• _Provided data_:
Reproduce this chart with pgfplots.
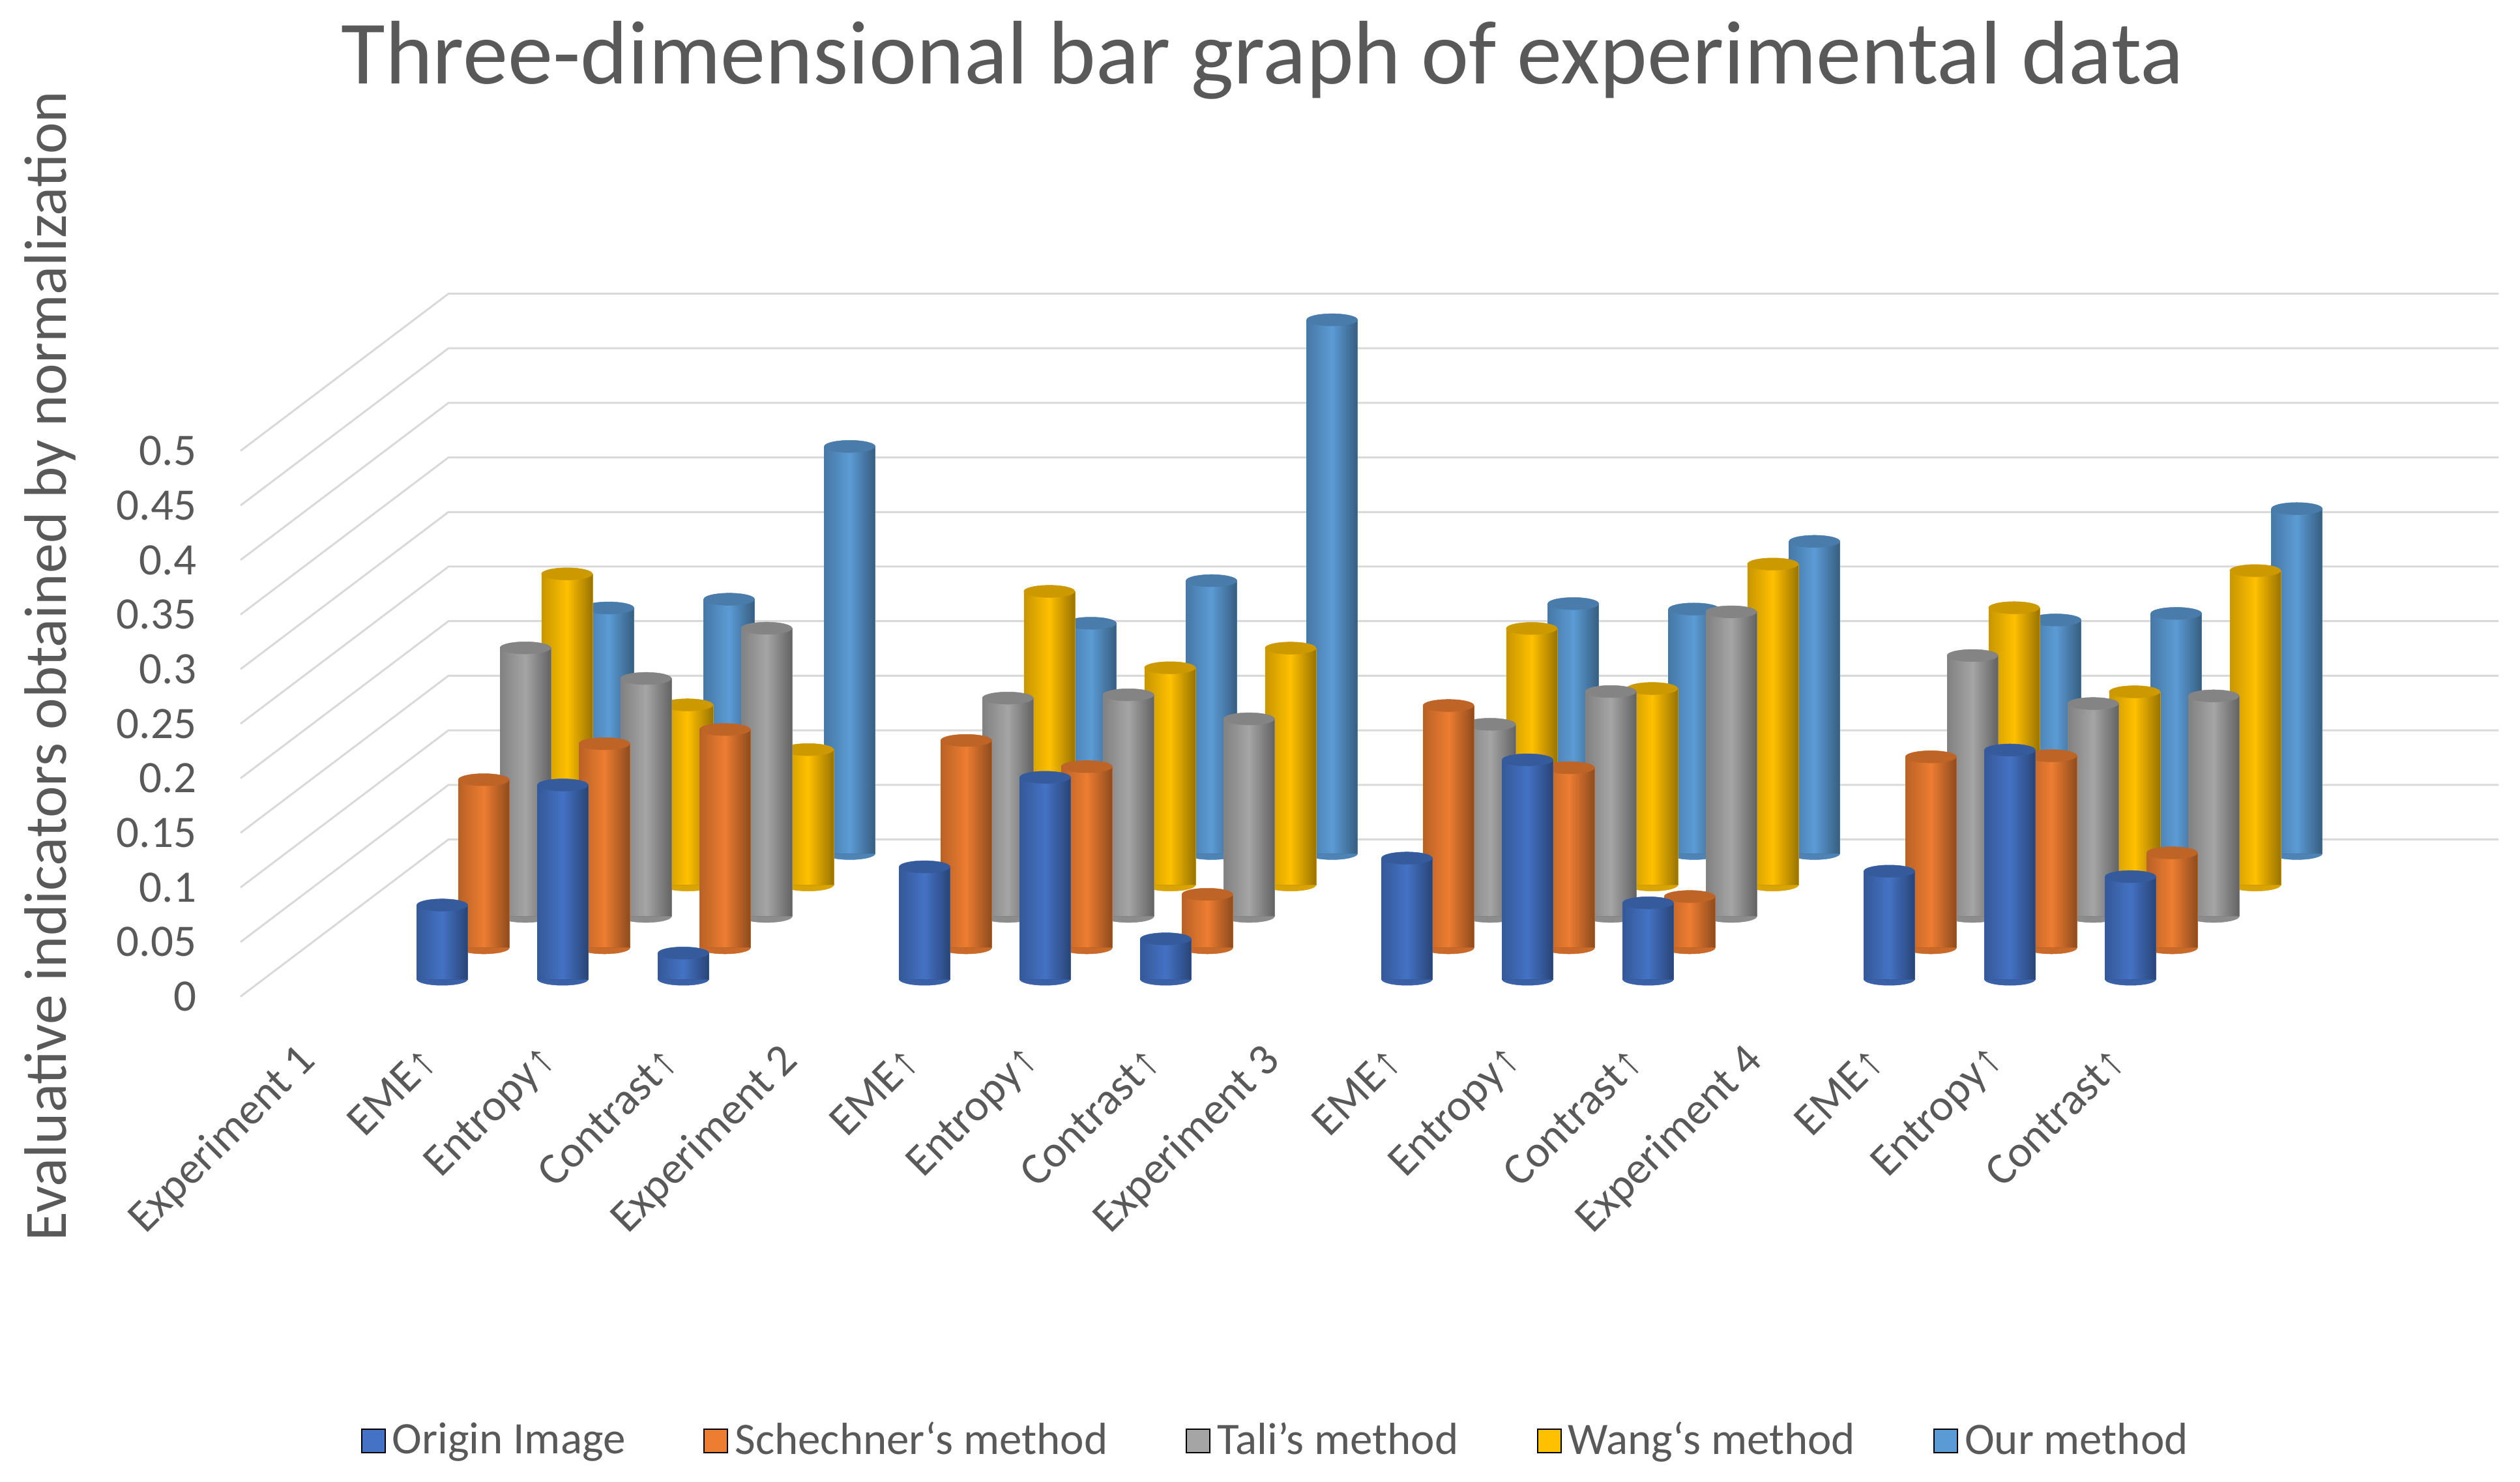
\documentclass[border=0pt]{standalone}
\usepackage{pgfplots}
\pgfplotsset{compat=1.18}
\usepackage{pgfplotstable}
\usepackage{fontspec}
\setmainfont{Carlito}
\newfontfamily\arrowfont{Liberation Sans}
\newcommand\up{{\arrowfont ↑}}
\definecolor{cO}{HTML}{4472C4}
\definecolor{cS}{HTML}{ED7D31}
\definecolor{cT}{HTML}{A5A5A5}
\definecolor{cW}{HTML}{FFC000}
\definecolor{cU}{HTML}{5B9BD5}
\definecolor{txt}{HTML}{595959}
\definecolor{grd}{HTML}{D9D9D9}

\pgfplotstableread{
x origin schechner tali wang our
1 0.068 0.154 0.246 0.285 0.225
2 0.178 0.187 0.218 0.165 0.233
3 0.024 0.200 0.264 0.124 0.373
5 0.103 0.190 0.200 0.269 0.211
6 0.185 0.166 0.203 0.199 0.250
7 0.037 0.049 0.181 0.217 0.489
9 0.111 0.222 0.176 0.235 0.229
10 0.201 0.165 0.206 0.180 0.224
11 0.070 0.047 0.279 0.294 0.286
13 0.099 0.175 0.239 0.254 0.214
14 0.210 0.176 0.195 0.177 0.220
15 0.094 0.087 0.202 0.288 0.316
}\datatable

\pgfplotsset{
  base/.style={
    width=629pt, height=167.4pt, scale only axis,
    xmin=-0.5, xmax=16.5, ymin=0, ymax=0.5,
    clip=false, anchor=south west,
  },
}

% one row of cylinders (one series); y unit = 167.4pt/0.5 = 334.8pt
\newcommand{\rowaxis}[3]{%
\begin{axis}[base, hide axis,
  at={({73.8pt+12.76pt*(#1+0.5)},{149.4pt+9.64pt*(#1+0.5)})}]
 \addplot[scatter, only marks, mark=*, mark size=7.8pt,
   mark options={yscale=0.24, draw=#3!80!black, fill=#3!80!black, line width=0.1pt},
   visualization depends on={\thisrow{#2} \as \val},
   scatter/@pre marker code/.code={%
     \fill[#3!85!black] (0pt,{-\val*334.8pt}) ellipse [x radius=7.8pt, y radius=1.87pt];
     \shade[left color=#3!78!black, right color=#3!60!black, middle color=#3]
       (-7.8pt,{-\val*334.8pt}) rectangle (7.8pt,0pt);
   },
   scatter/@post marker code/.code={},
 ] table[x=x, y=#2] {\datatable};
\end{axis}}

\begin{document}
\begin{tikzpicture}
\path[use as bounding box] (0,0) rectangle (773.2pt,454.6pt);
\begin{axis}[base, at={(73.8pt,148.9pt)},
  axis x line*=bottom, axis y line*=left,
  axis line style={draw=none}, major tick style={draw=none},
  ytick={0,0.05,0.1,0.15,0.2,0.25,0.3,0.35,0.4,0.45,0.5},
  yticklabels={0,0.05,0.1,0.15,0.2,0.25,0.3,0.35,0.4,0.45,0.5},
  yticklabel style={anchor=east, inner sep=0pt, xshift=-13.4pt,
    font=\fontsize{13.8}{16}\selectfont, text=txt},
  xtick={0,1,2,3,4,5,6,7,8,9,10,11,12,13,14,15},
  xticklabels={Experiment 1,EME\up,Entropy\up,Contrast\up,
    Experiment 2,EME\up,Entropy\up,Contrast\up,
    Experiment 3,EME\up,Entropy\up,Contrast\up,
    Experiment 4,EME\up,Entropy\up,Contrast\up},
  xticklabel style={xshift=2.6pt, yshift=-17.5pt, rotate=45, anchor=east,
    inner sep=0pt, font=\fontsize{13.8}{16}\selectfont, text=txt},
  ylabel={Evaluative indicators obtained by normalization},
  ylabel style={at={(axis description cs:-0.0928,0.606)}, anchor=center,
    font=\fontsize{18.4}{22}\selectfont, text=txt},
  title={Three-dimensional bar graph of experimental data},
  title style={at={(axis description cs:0.4986,1.637)}, anchor=base,
    font=\fontsize{27.7}{32}\selectfont, text=txt},
  legend style={at={(axis description cs:0.506,-0.814)}, anchor=center,
    draw=none, fill=none, legend columns=5,
    font=\fontsize{13.8}{16}\selectfont, text=txt,
    /tikz/every odd column/.append style={column sep=0pt},
    /tikz/every even column/.append style={column sep=22pt}},
  legend image code/.code={\fill[#1] (0pt,-3.6pt) rectangle (7.2pt,3.6pt);},
]
\addplot[grd, line width=0.6pt, unbounded coords=jump, forget plot] table {
x y
-0.5 0
1.2243 0.14397
18.2243 0.14397
nan nan
-0.5 0.05
1.2243 0.19397
18.2243 0.19397
nan nan
-0.5 0.1
1.2243 0.24397
18.2243 0.24397
nan nan
-0.5 0.15
1.2243 0.29397
18.2243 0.29397
nan nan
-0.5 0.2
1.2243 0.34397
18.2243 0.34397
nan nan
-0.5 0.25
1.2243 0.39397
18.2243 0.39397
nan nan
-0.5 0.3
1.2243 0.44397
18.2243 0.44397
nan nan
-0.5 0.35
1.2243 0.49397
18.2243 0.49397
nan nan
-0.5 0.4
1.2243 0.54397
18.2243 0.54397
nan nan
-0.5 0.45
1.2243 0.59397
18.2243 0.59397
nan nan
-0.5 0.5
1.2243 0.64397
18.2243 0.64397
};
\addlegendimage{fill=cO}\addlegendentry{Origin Image}
\addlegendimage{fill=cS}\addlegendentry{Schechner‘s method}
\addlegendimage{fill=cT}\addlegendentry{Tali’s method}
\addlegendimage{fill=cW}\addlegendentry{Wang‘s method}
\addlegendimage{fill=cU}\addlegendentry{Our method}
\end{axis}
\rowaxis{4}{our}{cU}
\rowaxis{3}{wang}{cW}
\rowaxis{2}{tali}{cT}
\rowaxis{1}{schechner}{cS}
\rowaxis{0}{origin}{cO}
\end{tikzpicture}
\end{document}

• _What to work on_: Every line of the data should be copied as it stands, without the images.

• _Correct response_:
Reproduce this chart with pgfplots.
\documentclass[border=0pt]{standalone}
\usepackage{pgfplots}
\pgfplotsset{compat=1.18}
\usepackage{pgfplotstable}
\usepackage{fontspec}
\setmainfont{Carlito}
\newfontfamily\arrowfont{Liberation Sans}
\newcommand\up{{\arrowfont ↑}}
\definecolor{cO}{HTML}{4472C4}
\definecolor{cS}{HTML}{ED7D31}
\definecolor{cT}{HTML}{A5A5A5}
\definecolor{cW}{HTML}{FFC000}
\definecolor{cU}{HTML}{5B9BD5}
\definecolor{txt}{HTML}{595959}
\definecolor{grd}{HTML}{D9D9D9}

\pgfplotstableread{
x origin schechner tali wang our
1 0.068 0.154 0.246 0.285 0.225
2 0.178 0.187 0.218 0.165 0.233
3 0.024 0.200 0.264 0.124 0.373
5 0.103 0.190 0.200 0.269 0.211
6 0.185 0.166 0.203 0.199 0.250
7 0.037 0.049 0.181 0.217 0.489
9 0.111 0.222 0.176 0.235 0.229
10 0.201 0.165 0.206 0.180 0.224
11 0.070 0.047 0.279 0.294 0.286
13 0.099 0.175 0.239 0.254 0.214
14 0.210 0.176 0.195 0.177 0.220
15 0.094 0.087 0.202 0.288 0.316
}\datatable

\pgfplotsset{
  base/.style={
    width=629pt, height=167.4pt, scale only axis,
    xmin=-0.5, xmax=16.5, ymin=0, ymax=0.5,
    clip=false, anchor=south west,
  },
}

% one row of cylinders (one series); y unit = 167.4pt/0.5 = 334.8pt
\newcommand{\rowaxis}[3]{%
\begin{axis}[base, hide axis,
  at={({73.8pt+12.76pt*(#1+0.5)},{149.4pt+9.64pt*(#1+0.5)})}]
 \addplot[scatter, only marks, mark=*, mark size=7.8pt,
   mark options={yscale=0.24, draw=#3!80!black, fill=#3!80!black, line width=0.1pt},
   visualization depends on={\thisrow{#2} \as \val},
   scatter/@pre marker code/.code={%
     \fill[#3!85!black] (0pt,{-\val*334.8pt}) ellipse [x radius=7.8pt, y radius=1.87pt];
     \shade[left color=#3!78!black, right color=#3!60!black, middle color=#3]
       (-7.8pt,{-\val*334.8pt}) rectangle (7.8pt,0pt);
   },
   scatter/@post marker code/.code={},
 ] table[x=x, y=#2] {\datatable};
\end{axis}}

\begin{document}
\begin{tikzpicture}
\path[use as bounding box] (0,0) rectangle (773.2pt,454.6pt);
\begin{axis}[base, at={(73.8pt,148.9pt)},
  axis x line*=bottom, axis y line*=left,
  axis line style={draw=none}, major tick style={draw=none},
  ytick={0,0.05,0.1,0.15,0.2,0.25,0.3,0.35,0.4,0.45,0.5},
  yticklabels={0,0.05,0.1,0.15,0.2,0.25,0.3,0.35,0.4,0.45,0.5},
  yticklabel style={anchor=east, inner sep=0pt, xshift=-13.4pt,
    font=\fontsize{13.8}{16}\selectfont, text=txt},
  xtick={0,1,2,3,4,5,6,7,8,9,10,11,12,13,14,15},
  xticklabels={Experiment 1,EME\up,Entropy\up,Contrast\up,
    Experiment 2,EME\up,Entropy\up,Contrast\up,
    Experiment 3,EME\up,Entropy\up,Contrast\up,
    Experiment 4,EME\up,Entropy\up,Contrast\up},
  xticklabel style={xshift=2.6pt, yshift=-17.5pt, rotate=45, anchor=east,
    inner sep=0pt, font=\fontsize{13.8}{16}\selectfont, text=txt},
  ylabel={Evaluative indicators obtained by normalization},
  ylabel style={at={(axis description cs:-0.0928,0.606)}, anchor=center,
    font=\fontsize{18.4}{22}\selectfont, text=txt},
  title={Three-dimensional bar graph of experimental data},
  title style={at={(axis description cs:0.4986,1.637)}, anchor=base,
    font=\fontsize{27.7}{32}\selectfont, text=txt},
  legend style={at={(axis description cs:0.506,-0.814)}, anchor=center,
    draw=none, fill=none, legend columns=5,
    font=\fontsize{13.8}{16}\selectfont, text=txt,
    /tikz/every odd column/.append style={column sep=0pt},
    /tikz/every even column/.append style={column sep=22pt}},
  legend image code/.code={\fill[#1] (0pt,-3.6pt) rectangle (7.2pt,3.6pt);},
]
\addplot[grd, line width=0.6pt, unbounded coords=jump, forget plot] table {
x y
-0.5 0
1.2243 0.14397
18.2243 0.14397
nan nan
-0.5 0.05
1.2243 0.19397
18.2243 0.19397
nan nan
-0.5 0.1
1.2243 0.24397
18.2243 0.24397
nan nan
-0.5 0.15
1.2243 0.29397
18.2243 0.29397
nan nan
-0.5 0.2
1.2243 0.34397
18.2243 0.34397
nan nan
-0.5 0.25
1.2243 0.39397
18.2243 0.39397
nan nan
-0.5 0.3
1.2243 0.44397
18.2243 0.44397
nan nan
-0.5 0.35
1.2243 0.49397
18.2243 0.49397
nan nan
-0.5 0.4
1.2243 0.54397
18.2243 0.54397
nan nan
-0.5 0.45
1.2243 0.59397
18.2243 0.59397
nan nan
-0.5 0.5
1.2243 0.64397
18.2243 0.64397
};
\addlegendimage{fill=cO}\addlegendentry{Origin Image}
\addlegendimage{fill=cS}\addlegendentry{Schechner‘s method}
\addlegendimage{fill=cT}\addlegendentry{Tali’s method}
\addlegendimage{fill=cW}\addlegendentry{Wang‘s method}
\addlegendimage{fill=cU}\addlegendentry{Our method}
\end{axis}
\rowaxis{4}{our}{cU}
\rowaxis{3}{wang}{cW}
\rowaxis{2}{tali}{cT}
\rowaxis{1}{schechner}{cS}
\rowaxis{0}{origin}{cO}
\end{tikzpicture}
\end{document}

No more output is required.